> COLLECTED DATA:
'''

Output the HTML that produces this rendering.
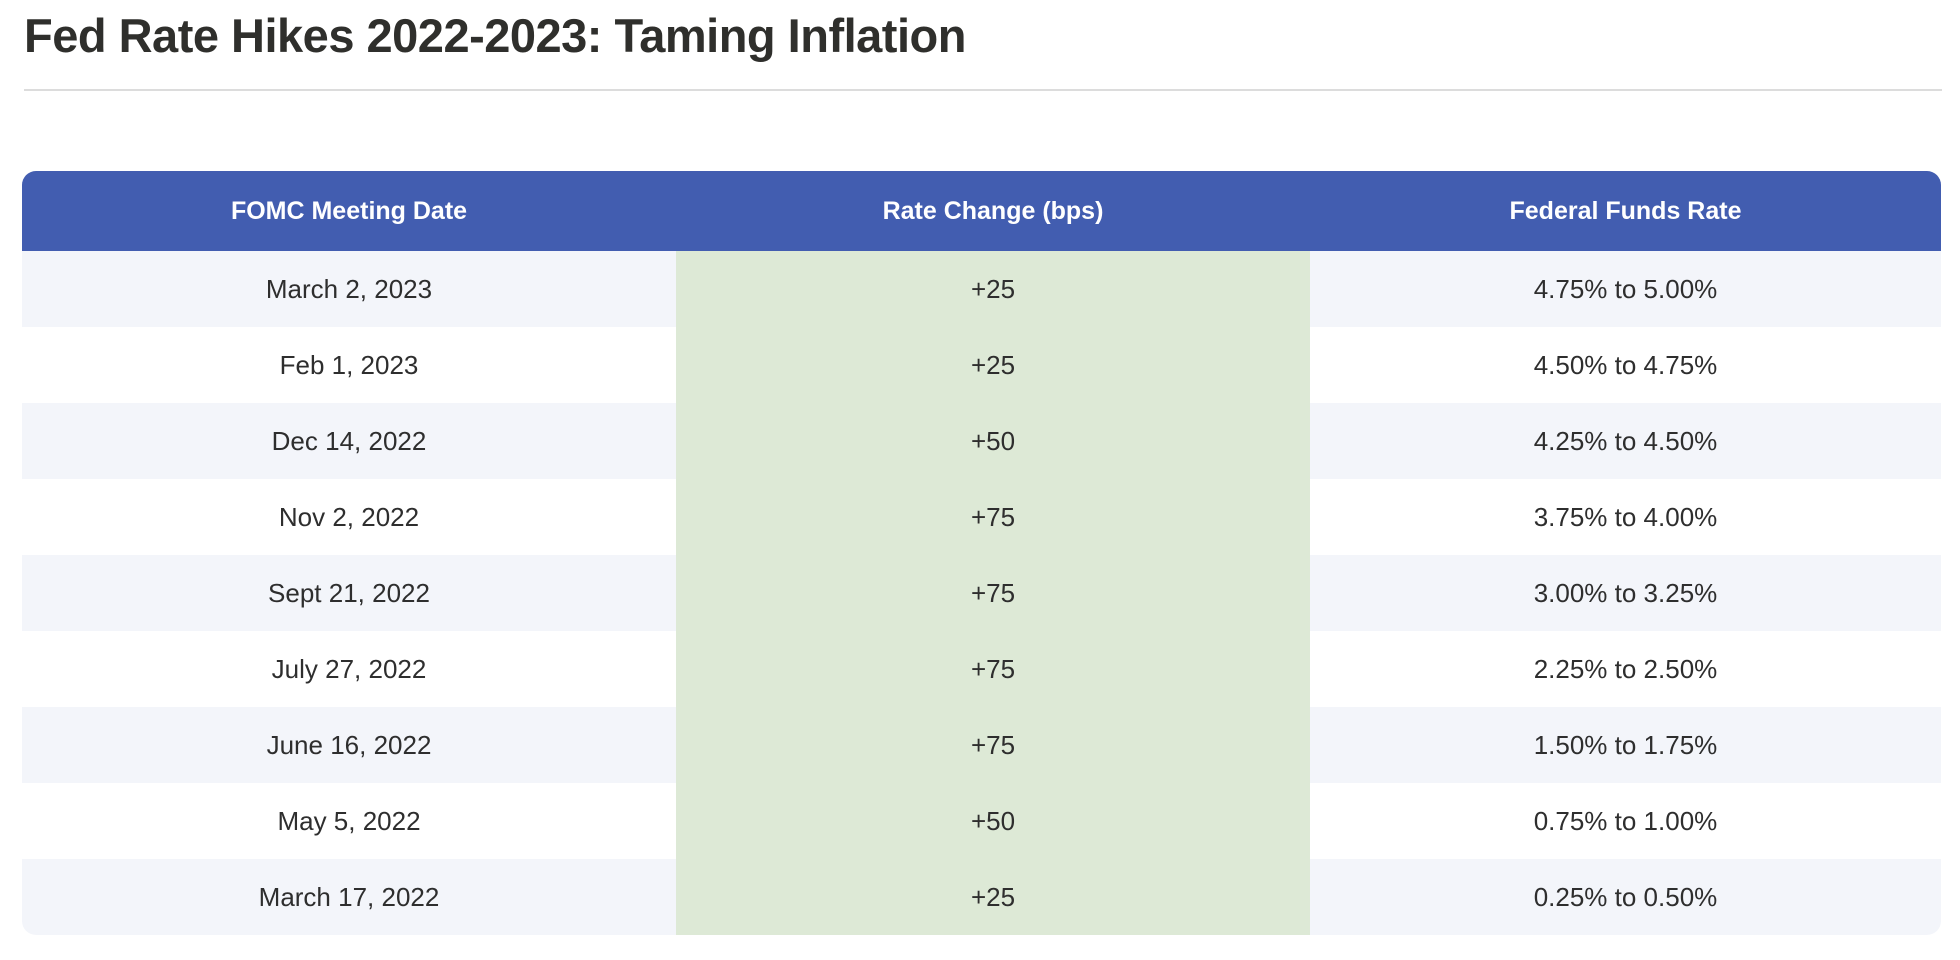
<!DOCTYPE html>
<html><head><meta charset="utf-8"><style>
body{margin:0;background:#fff;width:1960px;height:960px;overflow:hidden;font-family:"Liberation Sans",sans-serif}
h1{position:absolute;left:24px;top:4px;margin:0;font-size:47px;font-weight:bold;color:#2f2f2c;letter-spacing:-0.5px;line-height:64px}
.rule{position:absolute;left:24px;top:89px;width:1918px;height:2px;background:#dcdcdc}
table{position:absolute;left:22px;top:171px;width:1919px;border-collapse:separate;border-spacing:0;border-radius:14px;overflow:hidden;table-layout:fixed}
th{background:#425db0;color:#fff;font-size:25px;font-weight:bold;height:80px;padding:0}
td{height:76px;padding:0;text-align:center;font-size:26px;color:#2e2e2e}
tr:nth-child(odd) td{background:#f3f5fa}
tr:nth-child(even) td{background:#fff}
td.g{background:#dde9d6!important}
</style></head><body>
<h1>Fed Rate Hikes 2022-2023: Taming Inflation</h1>
<div class="rule"></div>
<table>
<colgroup><col style="width:654px"><col style="width:634px"><col style="width:631px"></colgroup>
<thead><tr>
<th>FOMC Meeting Date</th>
<th>Rate Change (bps)</th>
<th>Federal Funds Rate</th></tr></thead>
<tbody id="tb"></tbody></table>
<script>
const dates=["March 2, 2023","Feb 1, 2023","Dec 14, 2022","Nov 2, 2022","Sept 21, 2022","July 27, 2022","June 16, 2022","May 5, 2022","March 17, 2022"];
const changes=["+25","+25","+50","+75","+75","+75","+75","+50","+25"];
const rates=["4.75% to 5.00%","4.50% to 4.75%","4.25% to 4.50%","3.75% to 4.00%","3.00% to 3.25%","2.25% to 2.50%","1.50% to 1.75%","0.75% to 1.00%","0.25% to 0.50%"];
const tb=document.getElementById('tb');
dates.forEach((d,i)=>{
  const tr=document.createElement('tr');
  
  
  const a=document.createElement('td');a.textContent=d;
  
  
  const b=document.createElement('td');b.textContent=changes[i];b.className='g';
  
  
  const c=document.createElement('td');c.textContent=rates[i];
  
  
  tr.append(a,b,c);tb.appendChild(tr);
});
</script>
</body></html>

'''

> STATED EXERCISE:
Print the full listing exactly, dropping the pictures.

> FINISHED EXERCISE:
Output the HTML that produces this rendering.
<!DOCTYPE html>
<html><head><meta charset="utf-8"><style>
body{margin:0;background:#fff;width:1960px;height:960px;overflow:hidden;font-family:"Liberation Sans",sans-serif}
h1{position:absolute;left:24px;top:4px;margin:0;font-size:47px;font-weight:bold;color:#2f2f2c;letter-spacing:-0.5px;line-height:64px}
.rule{position:absolute;left:24px;top:89px;width:1918px;height:2px;background:#dcdcdc}
table{position:absolute;left:22px;top:171px;width:1919px;border-collapse:separate;border-spacing:0;border-radius:14px;overflow:hidden;table-layout:fixed}
th{background:#425db0;color:#fff;font-size:25px;font-weight:bold;height:80px;padding:0}
td{height:76px;padding:0;text-align:center;font-size:26px;color:#2e2e2e}
tr:nth-child(odd) td{background:#f3f5fa}
tr:nth-child(even) td{background:#fff}
td.g{background:#dde9d6!important}
</style></head><body>
<h1>Fed Rate Hikes 2022-2023: Taming Inflation</h1>
<div class="rule"></div>
<table>
<colgroup><col style="width:654px"><col style="width:634px"><col style="width:631px"></colgroup>
<thead><tr>
<th>FOMC Meeting Date</th>
<th>Rate Change (bps)</th>
<th>Federal Funds Rate</th></tr></thead>
<tbody id="tb"></tbody></table>
<script>
const dates=["March 2, 2023","Feb 1, 2023","Dec 14, 2022","Nov 2, 2022","Sept 21, 2022","July 27, 2022","June 16, 2022","May 5, 2022","March 17, 2022"];
const changes=["+25","+25","+50","+75","+75","+75","+75","+50","+25"];
const rates=["4.75% to 5.00%","4.50% to 4.75%","4.25% to 4.50%","3.75% to 4.00%","3.00% to 3.25%","2.25% to 2.50%","1.50% to 1.75%","0.75% to 1.00%","0.25% to 0.50%"];
const tb=document.getElementById('tb');
dates.forEach((d,i)=>{
  const tr=document.createElement('tr');
  
  
  const a=document.createElement('td');a.textContent=d;
  
  
  const b=document.createElement('td');b.textContent=changes[i];b.className='g';
  
  
  const c=document.createElement('td');c.textContent=rates[i];
  
  
  tr.append(a,b,c);tb.appendChild(tr);
});
</script>
</body></html>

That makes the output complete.